You don't need to be a dictionary. You just need to recognize the patterns of the "pointless."

  1. Memorize the "Crossword Birds": ERNE, ERE, REE, and IBIS. They appear because of their vowel-to-consonant ratio, not because they are particularly popular birds.
  2. Trust the Crosses: If an answer looks like gibberish but the words crossing it are 100% certain, trust the gibberish. It's likely a Roman numeral or an obscure abbreviation.
  3. Learn the "Shortz Era" Repeats: Words like ALOE, AREA, ERIE, and OLEO (an old word for margarine) are the bread and butter of the NYT. They are the fillers that make the rest of the puzzle possible.
  4. Use "Check Square" Without Guilt: If you're stuck on a three-letter word that feels like a total waste of time, just use the check tool. Life is too short to spend twenty minutes trying to remember the name of a French river (it's usually the OISE or the ISERE).

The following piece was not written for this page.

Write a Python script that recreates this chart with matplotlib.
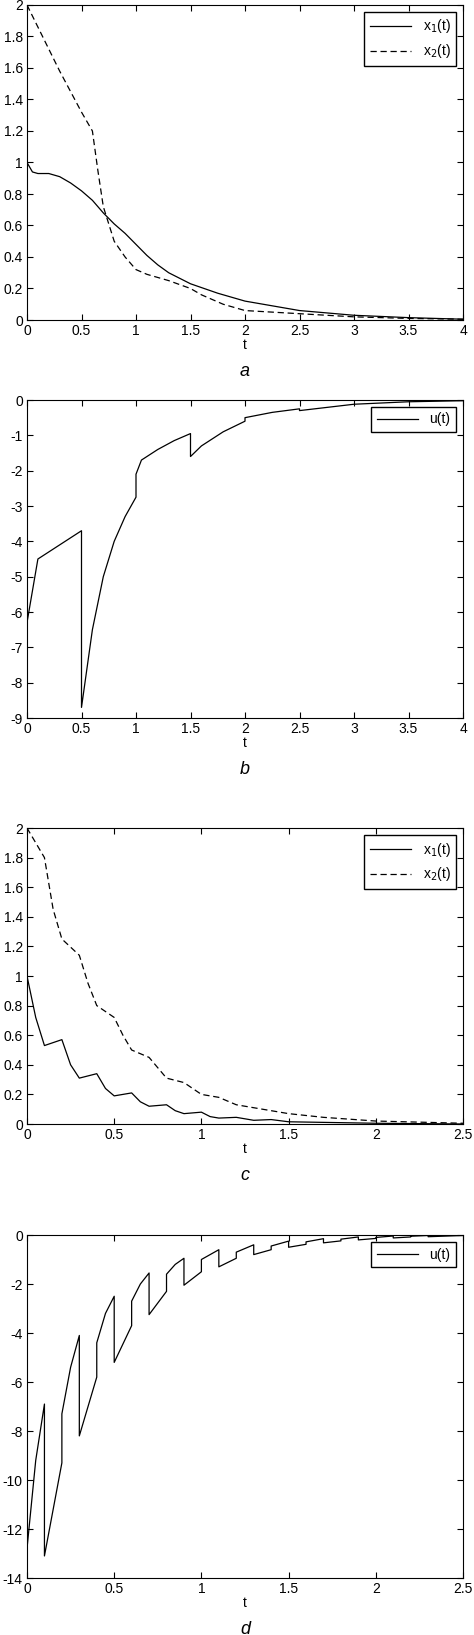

The reality is that no puzzle is perfect. The NYT produces 365 puzzles a year (plus the Sunday specials). Not every single one can be a masterpiece of linguistic gymnastics. Some are going to have "glue." Some are going to feel like a chore.

When you hit a totally pointless NYT crossword clue, remember that it's just a structural necessity. It's the "and" or "the" of the puzzle world. It isn't there to be the star; it's there to hold the stars in place.

Next time you see ETUI or ADIT, don't roll your eyes. Just fill it in, move on, and get to the long, clever answers that actually make the NYT crossword worth playing.

To improve your solve times, start keeping a mental list of these "bridge words." Once you recognize them, they stop being obstacles and start being "free" squares that help you unlock the rest of the grid. Pay attention to the constructors’ names, too. You’ll soon learn which ones use "clean" fill and which ones rely on the same old "pointless" tropes. That awareness is the difference between a frustrated amateur and a seasoned solver.